Colombian President Alvaro Uribe orchestrated her rescue, which was carried out by Colombian soldiers aided by American Special Forces. Yet she urged Uribe and other South Americans to tone down their “radical, extremist language of hate” toward the FARC who had held her captive for six years.

Even as Betancourt reported she had often been chained by the neck to a tree and many times contemplated suicide, she scolded the Colombian President, “Uribe, and not only Uribe but all of Colombia, should also correct some things. We have reached the point where we must change the radical extremist vocabulary of hate, of very strong words that intimately wound the human being.”

The confused Ms.

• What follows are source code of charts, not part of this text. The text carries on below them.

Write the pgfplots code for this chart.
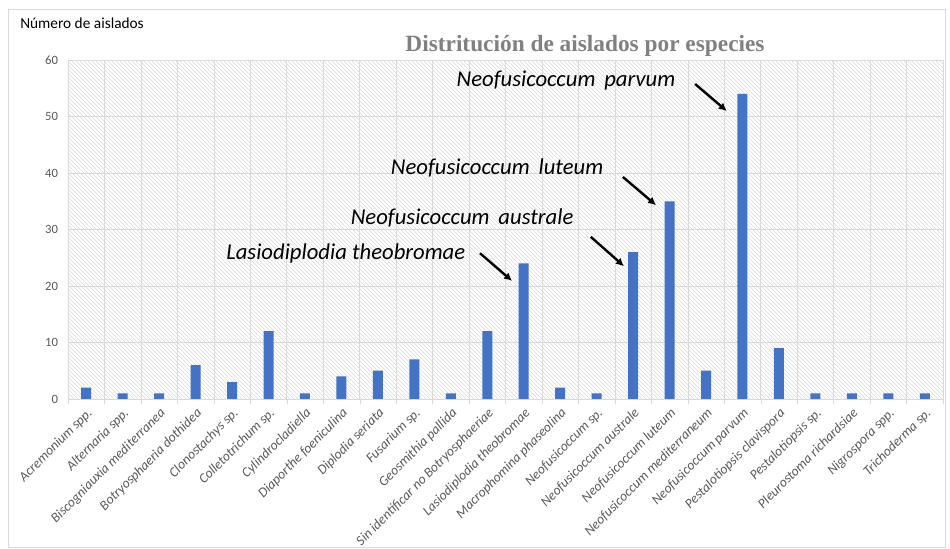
\documentclass[border=0pt]{standalone}
\usepackage{fontspec}
\setmainfont{Carlito}
\newfontfamily\titlefont{Liberation Serif}
\usepackage{pgfplots}
\pgfplotsset{compat=1.18}
\usetikzlibrary{patterns,arrows.meta}
\definecolor{barblue}{RGB}{68,114,196}
\definecolor{gridgray}{RGB}{217,217,217}
\definecolor{ticktext}{RGB}{89,89,89}
\def\px{0.75pt}
\begin{document}
\begin{tikzpicture}
\useasboundingbox ({-68*\px},{-150*\px}) rectangle ({882*\px},{399*\px});
\draw[gridgray] ({-60*\px},{-148*\px}) rectangle ({877*\px},{390*\px});
\begin{axis}[
    at={(0,0)}, anchor=south west,
    scale only axis,
    width=656.25pt, height=254.25pt,
    ybar, bar width=7.5pt,
    xmin=-0.5, xmax=23.5,
    ymin=0, ymax=60,
    ytick={0,10,...,60},
    xtick={0,...,23},
    xticklabels={Acremonium spp., Alternaria spp., Biscogniauxia mediterranea, Botryosphaeria dothidea, Clonostachys sp., Colletotrichum sp., Cylindrocladiella, Diaporthe foeniculina, Diplodia seriata, Fusarium sp., Geosmithia pallida, Sin identificar no Botryosphaeriae, Lasiodiplodia theobromae, Macrophomina phaseolina, Neofusicoccum sp., Neofusicoccum australe, Neofusicoccum luteum, Neofusicoccum mediterraneum, Neofusicoccum parvum, Pestalotiopsis clavispora, Pestalotiopsis sp., Pleurostoma richardsiae, Nigrospora spp., Trichoderma sp.},
    minor xtick={-0.5,0.5,...,23.5},
    xminorgrids, ymajorgrids,
    major x tick style={draw=none},
    minor x tick style={gridgray},
    minor tick length=4pt,
    major y tick style={draw=none},
    minor grid style={gridgray},
    major grid style={gridgray},
    axis line style={draw=none},
    axis x line*=bottom,
    axis y line*=left,
    axis background/.style={pattern=north west lines, pattern color=gray!28},
    x tick label style={rotate=45, anchor=north east, font=\fontsize{10.3}{11}\selectfont\itshape, text=ticktext, inner sep=1pt},
    y tick label style={font=\fontsize{9.5}{10}\selectfont, text=ticktext, xshift=-4pt},
    /pgf/number format/assume math mode=true,
    clip=false,
]
\addplot[fill=barblue, draw=none] coordinates {
(0,2) (1,1) (2,1) (3,6) (4,3) (5,12) (6,1) (7,4) (8,5) (9,7) (10,1) (11,12)
(12,24) (13,2) (14,1) (15,26) (16,35) (17,5) (18,54) (19,9) (20,1) (21,1) (22,1) (23,1)};
\draw[gridgray] (axis cs:-0.5,0) -- (axis cs:23.5,0);
\node[font=\fontsize{17}{19}\selectfont\itshape] at (axis cs:13.16,56.3) {Neofusicoccum\, parvum};
\node[font=\fontsize{17}{19}\selectfont\itshape] at (axis cs:11.27,40.9) {Neofusicoccum\, luteum};
\node[font=\fontsize{17}{19}\selectfont\itshape] at (axis cs:10.31,32.0) {Neofusicoccum\, australe};
\node[font=\fontsize{17}{19}\selectfont\itshape] at (axis cs:7.12,25.8) {Lasiodiplodia theobromae};
\draw[-{Latex[length=6pt,width=6pt]}, line width=1.8pt] (axis cs:16.70,55.75) -- (axis cs:17.57,50.97);
\draw[-{Latex[length=6pt,width=6pt]}, line width=1.8pt] (axis cs:14.72,39.3) -- (axis cs:15.63,34.3);
\draw[-{Latex[length=6pt,width=6pt]}, line width=1.8pt] (axis cs:13.84,28.7) -- (axis cs:14.75,23.5);
\draw[-{Latex[length=6pt,width=6pt]}, line width=1.8pt] (axis cs:10.80,25.8) -- (axis cs:11.68,20.9);
\end{axis}
\node[font=\titlefont\bfseries\fontsize{17.5}{20}\selectfont, text=gray] at ({517*\px},{353*\px}) {Distritución de aislados por especies};
\node[font=\fontsize{11.5}{13}\selectfont, anchor=west, inner sep=0pt] at ({-48*\px},{376*\px}) {Número de aislados};
\end{tikzpicture}
\end{document}
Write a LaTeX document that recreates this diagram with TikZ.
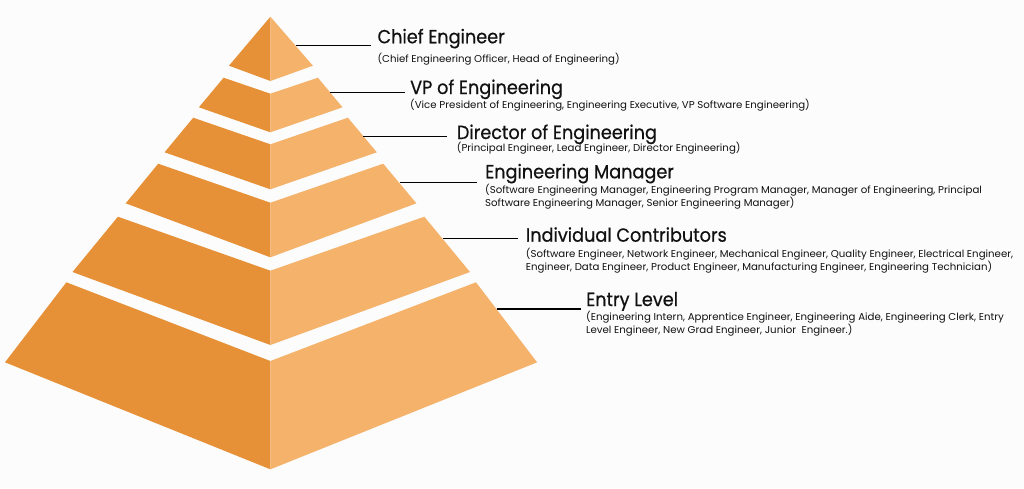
\documentclass[tikz,border=0pt]{standalone}
\usepackage{fontspec}
\setmainfont{Poppins}
\newfontfamily\titlefont[FakeStretch=0.93,FakeBold=0.6]{Poppins}
\newfontfamily\subfont[FakeStretch=1.02]{Poppins}
\definecolor{bgc}{HTML}{FCFCFC}
\definecolor{darko}{HTML}{E69138}
\definecolor{lighto}{HTML}{F5B26B}
\definecolor{txt}{HTML}{111111}
\begin{document}
\begin{tikzpicture}[x=1pt,y=-1pt,
  title/.style={anchor=base west,inner sep=0pt,text=txt,font=\titlefont\fontsize{19}{19}\selectfont},
  sub/.style={anchor=base west,inner sep=0pt,text=txt,align=left,font=\subfont\fontsize{10}{13.3}\selectfont},
  leader/.style={draw=black,line width=1.5pt},
  dk/.style={fill=darko},
  lt/.style={fill=lighto}]
\fill[bgc] (0,0) rectangle (1024,488);
\useasboundingbox (0,0) rectangle (1024,488);
% tier 1
\fill[dk] (270.4,16.7) -- (229,65.7) -- (270.4,81) -- cycle;
\fill[lt] (270.4,16.7) -- (312.9,65.7) -- (270.4,81) -- cycle;
% tier 2
\fill[dk] (223.6,77.7) -- (270.4,93.7) -- (270.4,132.3) -- (198.9,107.3) -- cycle;
\fill[lt] (317.9,77.7) -- (270.4,93.7) -- (270.4,132.3) -- (342.5,107.3) -- cycle;
% tier 3
\fill[dk] (193.2,117.7) -- (270.4,144.3) -- (270.4,189.3) -- (164.6,152.3) -- cycle;
\fill[lt] (347.9,117.7) -- (270.4,144.3) -- (270.4,189.3) -- (376.8,152.3) -- cycle;
% tier 4
\fill[dk] (158.2,163.7) -- (270.4,202.7) -- (270.4,257.3) -- (125.7,203.3) -- cycle;
\fill[lt] (383.2,163.7) -- (270.4,202.7) -- (270.4,257.3) -- (416.4,203.3) -- cycle;
% tier 5
\fill[dk] (117.9,216.7) -- (270.4,270.7) -- (270.4,345) -- (72.5,272) -- cycle;
\fill[lt] (424.3,216.7) -- (270.4,270.7) -- (270.4,345) -- (470,272) -- cycle;
% tier 6
\fill[dk] (66.4,282.3) -- (270.4,361) -- (270.4,469.3) -- (5,362.3) -- cycle;
\fill[lt] (476,282.3) -- (270.4,361) -- (270.4,469.3) -- (537.1,362.3) -- cycle;

% titles and subtitles
\node[title] (t1) at (377.3,43.3) {Chief Engineer};
\node[sub] (s1) at (377.3,62.7) {(Chief Engineering Officer, Head of Engineering)};
\node[title] (t2) at (410,94) {VP of Engineering};
\node[sub] (s2) at (410,108.3) {(Vice President of Engineering, Engineering Executive, VP Software Engineering)};
\node[title] (t3) at (456.7,139) {Director of Engineering};
\node[sub] (s3) at (456.7,151.7) {(Principal Engineer, Lead Engineer, Director Engineering)};
\node[title] (t4) at (485,178.3) {Engineering Manager};
\node[sub] (s4) at (485,206.6) {(Software Engineering Manager, Engineering Program Manager, Manager of Engineering, Principal\\Software Engineering Manager, Senior Engineering Manager)};
\node[title] (t5) at (525.7,241.7) {Individual Contributors};
\node[sub] (s5) at (525.7,270.6) {(Software Engineer, Network Engineer, Mechanical Engineer, Quality Engineer, Electrical Engineer,\\Engineer, Data Engineer, Product Engineer, Manufacturing Engineer, Engineering Technician)};
\node[title] (t6) at (586,306) {Entry Level};
\node[sub] (s6) at (586,333.3) {(Engineering Intern, Apprentice Engineer, Engineering Aide, Engineering Clerk, Entry\\Level Engineer, New Grad Engineer, Junior~~Engineer.)};

% leaders
\coordinate (p1) at (296.4,45.7); \coordinate (q1) at (370.7,45.7);
\coordinate (p2) at (330,92.3);   \coordinate (q2) at (405,92.3);
\coordinate (p3) at (363,136.7);  \coordinate (q3) at (447.3,136.7);
\coordinate (p4) at (400,182.7);  \coordinate (q4) at (476.7,182.7);
\coordinate (p5) at (443.3,238.3);\coordinate (q5) at (518.3,238.3);
\coordinate (p6) at (496.7,309);  \coordinate (q6) at (581,309);
\foreach \i in {1,...,6} \draw[leader] (p\i) -- (q\i);
\end{tikzpicture}
\end{document}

Betancourt is now free, no thanks to her French “progressive” views, but she would rather scold her deliverer than “wound” her captors.

“They are not a revolutionary group. They are terrorists … terrorists with a capital T,” declared Gonsalves in the “radical, extremist language of hate” Ms. Betancourt so deplores.

Maybe since the French and for that matter, the rest of Western Europe, aren’t big on military action, they can provide Kleenex and therapy for these terrorists whose feelings have now been hurt. But pacifism will only continue to leave their citizens vulnerable in daily life and languishing in captivity.

Except for America’s will and determination, sense of justice and self sacrifice, the world is in crisis. Our choice is clear: identify and fight our enemies or bow the knee to paralyzing, dangerous, deluded political correctness.

America is virtually alone in this fight. Yes, Ms. Betancourt’s poor terrorist captors are wounded, but she and the others are free.